Departments are on solid legal ground when they regulate your appearance. The U.S. Supreme Court addressed this directly in Kelley v. Johnson, a 1976 case involving a police officer’s challenge to a grooming regulation. The Court held that government employers have “wider latitude” to impose appearance restrictions on their employees than the government has over citizens generally, and that such regulations need only have a “rational connection” to a legitimate interest like public safety or unit cohesion to survive a legal challenge.1Justia US Supreme Court. Kelley v. Johnson, 425 U.S. 238 (1976) That is a low bar, and fire departments clear it easily by pointing to professional image, community trust, or uniformity within the ranks.
Firefighters who believe a tattoo policy was enforced against them selectively — say, a Black firefighter disciplined for a visible tattoo while white colleagues with similar ink were left alone — can bring an equal protection claim under 42 U.S.C. § 1983. Courts evaluate these claims by asking whether the department treated “similarly situated” employees in different protected classes differently. The burden on the firefighter is high: you need to identify a specific coworker who engaged in the same conduct under the same policy and received better treatment. Generalized claims that the policy “feels” unfair do not survive summary judgment.
Religious tattoos add a wrinkle. Title VII of the Civil Rights Act requires employers, including government agencies, to reasonably accommodate sincerely held religious beliefs unless doing so creates an undue hardship. A firefighter with a tattoo tied to a genuine religious practice — not just a personal philosophy or aesthetic preference — may be entitled to an exemption from a cover-up or placement rule. These accommodations are evaluated case by case, and the department can still deny the request if it would create more than a minimal burden on operations.
Fire service tattoo policies have loosened considerably over the past decade, and the U.S. military deserves a lot of the credit. When the Army revised its policy in 2022 to allow tattoos on hands, behind ears, and on the back of the neck, it signaled a broader cultural acceptance that rippled into law enforcement and fire services.2U.S. Army. Army Eases Tattoo Restrictions With New Policy The Navy and Marine Corps had already adopted less restrictive standards, and many fire departments followed suit by relaxing their own visibility rules.

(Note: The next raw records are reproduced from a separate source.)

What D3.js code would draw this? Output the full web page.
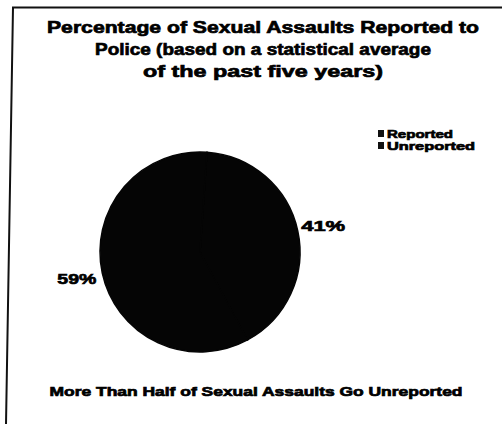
<!DOCTYPE html>
<html>
<head>
<meta charset="utf-8">
<script src="https://cdn.jsdelivr.net/npm/d3@7"></script>
<style>
  body { margin: 0; background: #fff; }
  text { font-family: "Liberation Sans", Arial, sans-serif; font-weight: bold; fill: #000; stroke: #000; stroke-width: 0.7; }
</style>
</head>
<body>
<svg width="502" height="424"></svg>
<script>
// data
const categories = ["Reported", "Unreported"];
const values = [41, 59];
const valueLabels = ["41%", "59%"];
const titleLines = ["Percentage of Sexual Assaults Reported to",
                    "Police (based on a statistical average",
                    "of the past five years)"];
const footer = "More Than Half of Sexual Assaults Go Unreported";

function draw() {
    const svg = d3.select("svg");

    // frame (scanned page edge, slightly skewed)
    svg.append("path")
        .attr("d", "M502,7.5L13,7.5L6,424")
        .attr("fill", "none")
        .attr("stroke", "#111")
        .attr("stroke-width", 2);

    // title
    const titleW = [432, 336, 240];
    svg.append("g").selectAll("text")
        .data(titleLines)
        .enter().append("text")
        .attr("x", 263)
        .attr("y", (d, i) => 33 + i * 22)
        .attr("text-anchor", "middle")
        .attr("font-size", 17)
        .attr("textLength", (d, i) => titleW[i])
        .attr("lengthAdjust", "spacingAndGlyphs")
        .text(d => d);

    // pie (both slices printed black in the scan)
    const cx = 200, cy = 252, r = 100;
    const start = 4 * Math.PI / 180;
    const pie = d3.pie().sort(null).startAngle(start).endAngle(start + 2 * Math.PI).value(d => d)(values);
    const arc = d3.arc().innerRadius(0).outerRadius(r);
    const color = d3.scaleOrdinal().domain(categories).range(["#050505", "#050505"]);

    const g = svg.append("g").attr("transform", `translate(${cx},${cy})`);
    g.selectAll("path")
        .data(pie)
        .enter().append("path")
        .attr("d", arc)
        .attr("fill", (d, i) => color(categories[i]))
        .attr("stroke", (d, i) => color(categories[i]))
        .attr("stroke-width", 1.5);

    // labels outside
    const labelArc = d3.arc().innerRadius(r + 26).outerRadius(r + 26);
    g.selectAll("text")
        .data(pie)
        .enter().append("text")
        .attr("transform", d => `translate(${labelArc.centroid(d)})`)
        .attr("dy", "0.35em")
        .attr("text-anchor", "middle")
        .attr("font-size", 15)
        .attr("textLength", (d, i) => i === 0 ? 44 : 39)
        .attr("lengthAdjust", "spacingAndGlyphs")
        .text((d, i) => valueLabels[i]);

    // legend
    const legend = svg.append("g").attr("transform", "translate(378,128)");
    const item = legend.selectAll("g")
        .data(categories)
        .enter().append("g")
        .attr("transform", (d, i) => `translate(0,${i * 12})`);
    item.append("rect")
        .attr("width", 6)
        .attr("height", 7)
        .attr("y", 2)
        .attr("fill", "#111");
    item.append("text")
        .attr("x", 9)
        .attr("y", 9.5)
        .attr("font-size", 11.5)
        .attr("textLength", (d, i) => i === 0 ? 66 : 88)
        .attr("lengthAdjust", "spacingAndGlyphs")
        .text(d => d);

    // footer caption
    svg.append("text")
        .attr("x", 256)
        .attr("y", 396)
        .attr("text-anchor", "middle")
        .attr("font-size", 13)
        .attr("stroke-width", 0.4)
        .attr("textLength", 413)
        .attr("lengthAdjust", "spacingAndGlyphs")
        .text(footer);
}

document.addEventListener("DOMContentLoaded", draw);
</script>
</body>
</html>
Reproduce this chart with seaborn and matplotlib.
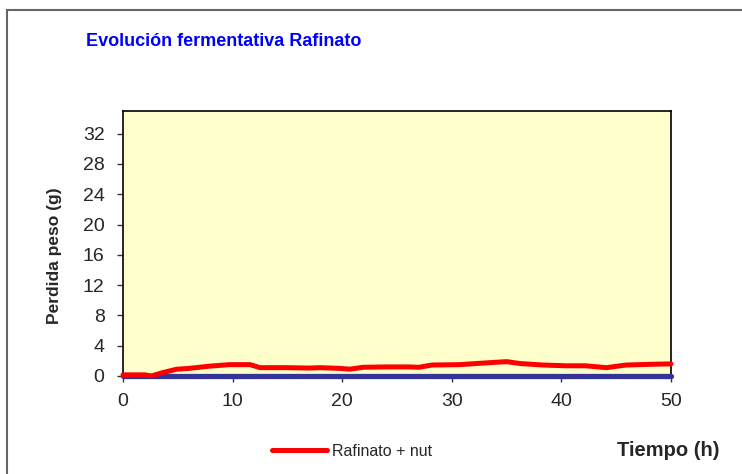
import numpy as np
import pandas as pd
import seaborn as sns
import matplotlib.pyplot as plt
from matplotlib.patches import Rectangle

# datos
tiempo = [0, 1, 2, 2.6, 3.5, 4.9, 6, 7.9, 9.7, 11.6, 12.5, 15, 17, 18, 19.8, 20.7,
          21.9, 24, 26.1, 27, 28.2, 30.7, 32.8, 35, 36.2, 38.3, 40.4, 42.2, 44.1,
          45.9, 48.3, 50]
perdida_nut = [0.15, 0.15, 0.15, 0.0, 0.4, 0.9, 1.0, 1.3, 1.5, 1.5, 1.1, 1.1, 1.05,
               1.1, 1.0, 0.9, 1.15, 1.2, 1.2, 1.15, 1.45, 1.5, 1.7, 1.9, 1.65, 1.45,
               1.35, 1.35, 1.1, 1.45, 1.55, 1.6]
tiempo_base = [0, 50]
perdida_base = [0, 0]
y_ticks = [0, 4, 8, 12, 16, 20, 24, 28, 32]
x_ticks = [0, 10, 20, 30, 40, 50]

df = pd.DataFrame({'tiempo': tiempo, 'perdida': perdida_nut})
base = pd.DataFrame({'tiempo': tiempo_base, 'perdida': perdida_base})

sns.set_style('white')
plt.rcParams['font.family'] = ['Liberation Sans', 'DejaVu Sans']

fig = plt.figure(figsize=(7.42, 4.74), dpi=100)
ax = fig.add_axes([123/742, 1-376/474, (671-123)/742, (376-111)/474])
ax.set_facecolor('#FFFFCC')

sns.lineplot(data=base, x='tiempo', y='perdida', ax=ax, color='#333399',
             linewidth=3.8, clip_on=False, zorder=3)
sns.lineplot(data=df, x='tiempo', y='perdida', ax=ax, color='#FF0000',
             linewidth=3.6, label='Rafinato + nut', clip_on=False, zorder=4)

ax.set_xlim(0, 50)
ax.set_ylim(0, 35)
ax.set_xticks(x_ticks)
ax.set_yticks(y_ticks)
ax.tick_params(axis='both', labelsize=14, direction='out', length=4.3, width=1,
               color='#333333', left=True, bottom=True)
ax.tick_params(axis='y', pad=9)
ax.tick_params(axis='x', pad=8)
for s in ax.spines.values():
    s.set_color('black')
    s.set_linewidth(1.2)

ax.set_xlabel('')
ax.set_ylabel('')
fig.text(54/742, 1-256/474, 'Perdida peso (g)', fontsize=12.5, fontweight='bold',
         rotation=90, ha='center', va='center')
fig.text(617/742, 1-450/474, 'Tiempo (h)', fontsize=14.5, fontweight='bold',
         ha='left', va='center')
fig.text(224/742, 1-42/474, 'Evolución fermentativa Rafinato', fontsize=13,
         fontweight='bold', color='#0000FF', ha='center', va='center')

leg = ax.legend(loc='center', bbox_to_anchor=(352/742, 1-451/474),
                bbox_transform=fig.transFigure, frameon=False, fontsize=11.5,
                handlelength=3.5, handletextpad=0.3)

# borde exterior del grafico
fig.patches.append(Rectangle((7/742, -0.1), 1.1, 1-10/474+0.1,
                             transform=fig.transFigure, fill=False,
                             edgecolor='#666666', linewidth=1.5))

fig.savefig('out.png', dpi=100)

This matters because a significant share of firefighter recruits come from military backgrounds. Departments that maintained strict tattoo bans found themselves excluding otherwise excellent candidates who had gotten ink that was perfectly acceptable under their branch’s regulations. Recruitment pressure, combined with shifting public attitudes, has pushed more agencies toward policies that restrict content rather than visibility. The result is a fire service that increasingly cares about what your tattoo says, not whether anyone can see it.
That said, the shift is uneven. Large urban departments tend to update policies faster, while smaller or more conservative agencies may still require full coverage of any visible tattoo. Departments in the process of revising their standards sometimes solicit public input, which is a good sign that the policy you research today could look different by the time you apply.
The smartest thing you can do is contact the specific department’s recruitment office and ask for the current written policy on body art. Do not rely on what a friend at another agency tells you or what you read on a forum from three years ago. Policies change, and the only version that matters is the one in effect when your application lands.
If you have tattoos that might fall in a gray area, bring clear photographs to your initial meeting with a recruiter. Asking “does this comply?” before you apply is far better than discovering the answer during a background investigation. Recruiters field these questions constantly and can tell you quickly whether your ink is a non-issue, needs to be covered, or is a dealbreaker.
For candidates still deciding on new ink, the safest approach is to keep tattoos below the collar line and above the wrist until you have locked in your department. Avoid content that could be interpreted as extremist, discriminatory, or sexually explicit from any angle — investigators evaluate tattoos based on how the public might perceive them, not your intent. And if you already have a tattoo that crosses a line, start the removal process early. Waiting until a conditional offer puts you in a race against the clock that removal timelines rarely win.